Charts and diagrams as code ->

#####

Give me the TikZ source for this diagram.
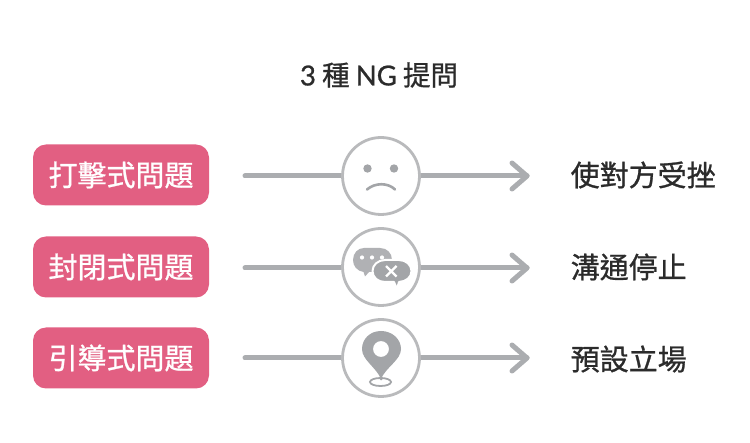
\documentclass[tikz,border=0pt]{standalone}
\usepackage{fontspec}
\setmainfont{Noto Sans CJK TC}[FakeBold=0.9]
\newfontfamily\latinfont{Lato}[FakeBold=0.9]
\definecolor{pinkbox}{HTML}{E25F82}
\definecolor{linegray}{HTML}{ABADB0}
\definecolor{ringgray}{HTML}{B9BABC}
\definecolor{icongray}{HTML}{A3A5A8}
\definecolor{bubblegray}{HTML}{B0B1B4}
\definecolor{inktext}{HTML}{2B2B2B}
\tikzset{
  tagbox/.style={fill=pinkbox,draw=none,rounded corners=13pt,minimum width=176pt,minimum height=61pt,inner sep=0pt,text=white,font=\fontsize{29pt}{31pt}\selectfont},
  result/.style={anchor=west,inner sep=0pt,text=inktext,font=\fontsize{29pt}{31pt}\selectfont},
  ring/.style={circle,draw=ringgray,line width=2.8pt,minimum size=77pt,inner sep=0pt,fill=white},
  flow/.style={draw=linegray,line width=5pt,line cap=round},
  head/.style={draw=linegray,line width=5pt,line cap=round,line join=round,fill=none},
}
\begin{document}
\begin{tikzpicture}[x=1pt,y=-1pt]
\useasboundingbox (0,0) rectangle (750,443);
\node[inner sep=0pt,text=inktext,font=\fontsize{27.5pt}{29pt}\selectfont] (title) at (379,75) {{\latinfont 3} 種 {\latinfont NG} 提問};
% tags
\node[tagbox] (t1) at (121,175) {打擊式問題};
\node[tagbox] (t2) at (121,267) {封閉式問題};
\node[tagbox] (t3) at (121,358) {引導式問題};
% results
\node[result] (r1) at (570.5,175) {使對方受挫};
\node[result] (r2) at (570.5,267) {溝通停止};
\node[result] (r3) at (570.5,359) {預設立場};
% free ends
\coordinate (s1) at (245,176); \coordinate (e1) at (527,176);
\coordinate (s2) at (245,268); \coordinate (e2) at (527,268);
\coordinate (s3) at (245,358); \coordinate (e3) at (527,358);
\foreach \i in {1,2,3}{
  \draw[flow] (s\i) -- (e\i);
  \draw[head] ([shift={(-15,-13)}]e\i) -- (e\i) -- ([shift={(-15,13)}]e\i);
}
% rings
\node[ring] (c1) at (381,176) {};
\node[ring] (c2) at (381,267) {};
\node[ring] (c3) at (381,358) {};
% sad face
\fill[icongray] (367.5,168.5) circle (4.2);
\fill[icongray] (394,168.5) circle (4.2);
\draw[icongray,line width=2.6pt,line cap=round] (367,189.5) .. controls (375,182.5) and (388,182.5) .. (395,189.5);
% chat icon: left bubble
\fill[bubblegray] (364,248) -- (380,248) .. controls (387,248) and (392,253) .. (392,260) .. controls (392,267) and (387,272) .. (380,272) -- (369,272) -- (365,276.5) -- (363.5,272) .. controls (357,271) and (353,266) .. (353,260) .. controls (353,253) and (358,248) .. (364,248) -- cycle;
\fill[white] (362,257.5) circle (2.1) (372,257.5) circle (2.1) (382,257.5) circle (2.1);
% chat icon: right bubble with white halo
\path[fill=icongray,draw=white,line width=2pt,line join=round] (385,260) .. controls (378,260) and (372.5,265) .. (372.5,271) .. controls (372.5,277.5) and (378,282) .. (385,282) -- (394,282) -- (397,289) -- (399,282) .. controls (406,281.5) and (411.5,277.5) .. (411.5,271) .. controls (411.5,265) and (406,260) .. (399,260) -- cycle;
\draw[white,line width=2.2pt] (386,266) -- (396.5,276.5) (396.5,266) -- (386,276.5);
% pin icon
\fill[icongray,even odd rule] (381,331) .. controls (370,331) and (362,339) .. (362,349) .. controls (362,360) and (376,367) .. (381,379) .. controls (386,367) and (401,360) .. (401,349) .. controls (401,339) and (392,331) .. (381,331) -- cycle (381,349) circle (8);
\draw[icongray,line width=1.8pt] (380.5,382) ellipse (10.5 and 4);
\fill[icongray] (381,379) circle (1.5);
\end{tikzpicture}
\end{document}
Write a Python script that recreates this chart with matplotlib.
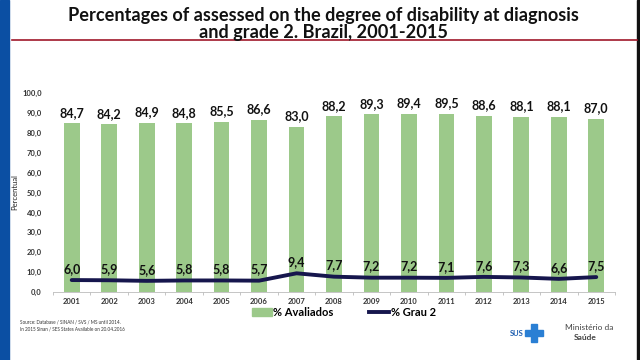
import matplotlib
matplotlib.use("Agg")
import matplotlib.pyplot as plt
from matplotlib.patches import Rectangle
from matplotlib.lines import Line2D

years = ["2001","2002","2003","2004","2005","2006","2007","2008","2009","2010","2011","2012","2013","2014","2015"]
avaliados = [84.7,84.2,84.9,84.8,85.5,86.6,83.0,88.2,89.3,89.4,89.5,88.6,88.1,88.1,87.0]
grau2 = [6.0,5.9,5.6,5.8,5.8,5.7,9.4,7.7,7.2,7.2,7.1,7.6,7.3,6.6,7.5]
yticks = [0,10,20,30,40,50,60,70,80,90,100]

def br(v):
    return f"{v:.1f}".replace(".", ",")

plt.rcParams['font.family'] = ['Lato', 'DejaVu Sans']
fig = plt.figure(figsize=(6.4, 3.6), dpi=100)
fig.patch.set_facecolor("white")

# slide decorations
fig.add_artist(Rectangle((0, 0), 9/640, 1, transform=fig.transFigure, color="#0b4fa3", zorder=0))
fig.add_artist(Rectangle((637/640, 0), 3/640, 1, transform=fig.transFigure, color="#111111", zorder=0))
fig.add_artist(Line2D([12/640, 637/640], [1-40/360, 1-40/360], transform=fig.transFigure, color="#a0182a", lw=1.2))

fig.text(0.505, 1-15/360, "Percentages of assessed on the degree of disability at diagnosis",
         ha="center", va="center", fontsize=13.1, fontweight="bold", color="#111111")
fig.text(0.505, 1-32.5/360, "and grade 2. Brazil, 2001-2015",
         ha="center", va="center", fontsize=13.1, fontweight="bold", color="#111111")

ax = fig.add_axes([53/640, 1-292/360, (615-53)/640, (292-93)/360])
x = list(range(len(years)))
ax.bar(x, avaliados, width=0.42, color="#9cc98a", zorder=2, label="% Avaliados")
ax.plot(x, grau2, color="#16164d", lw=2.8, zorder=3, label="% Grau 2", solid_capstyle="round")

for xi, v in zip(x, avaliados):
    ax.text(xi, v + 2.3, br(v), ha="center", va="bottom", fontsize=9, fontweight="bold", color="#111111")
for xi, v in zip(x, grau2):
    ax.text(xi, v + 2.6, br(v), ha="center", va="bottom", fontsize=9, fontweight="bold", color="#111111")

ax.set_xlim(-0.5, len(years) - 0.5)
ax.set_ylim(0, 100)
ax.set_yticks(yticks)
ax.set_yticklabels([br(t) for t in yticks], fontsize=5.5, fontweight="bold", color="#333333")
ax.set_xticks(x)
ax.set_xticklabels(years, fontsize=5.5, fontweight="bold", color="#333333")
ax.tick_params(axis="y", length=0, pad=8)
ax.tick_params(axis="x", length=0, pad=4)
ax.set_xticks([i + 0.5 for i in range(-1, len(years))], minor=True)
ax.tick_params(axis="x", which="minor", length=2, color="#bbbbbb")
for s in ["top", "right", "left"]:
    ax.spines[s].set_visible(False)
ax.spines["bottom"].set_color("#bbbbbb")
ax.spines["bottom"].set_linewidth(0.6)
ax.set_ylabel("Percentual", fontsize=5.5, color="#222222", labelpad=3)

handles = [Rectangle((0, 0), 1, 1, color="#9cc98a"),
           Line2D([0], [0], color="#16164d", lw=2.8)]
fig.legend(handles, ["% Avaliados", "% Grau 2"], loc="center", bbox_to_anchor=(344/640, 1-312/360),
           ncol=2, frameon=False, prop={"weight": "bold", "size": 8},
           handlelength=1.8, handletextpad=0.1, columnspacing=3.2, borderpad=0.1)

fig.text(20/640, 1-322/360, "Source: Database / SINAN / SVS / MS until 2014.", fontsize=3.3, color="#333333", va="center")
fig.text(20/640, 1-329/360, "In 2015 Sinan / SES States Available on 20.04.2016", fontsize=3.3, color="#333333", va="center")

# logos
fig.text(510/640, 1-333/360, "SUS", fontsize=5.5, fontweight="bold", color="#1f5fb0", va="center")
cx, cy = 534/640, 1-333/360
fig.add_artist(Rectangle((cx - 9/640, cy - 3/360), 18/640, 6/360, transform=fig.transFigure, color="#2a7fd4"))
fig.add_artist(Rectangle((cx - 3/640, cy - 9/360), 6/640, 18/360, transform=fig.transFigure, color="#2a7fd4"))
fig.text(565/640, 1-327/360, "Ministério da", fontsize=6, color="#444444", va="center")
fig.text(574/640, 1-337/360, "Saúde", fontsize=6, fontweight="bold", color="#444444", va="center")

fig.savefig("out.png", dpi=100, facecolor="white")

#####

Given task -> Look through the entries and return every line where "with" appears.

Solution ->
% chat icon: right bubble with white halo
Write a Python script that recreates this chart with matplotlib.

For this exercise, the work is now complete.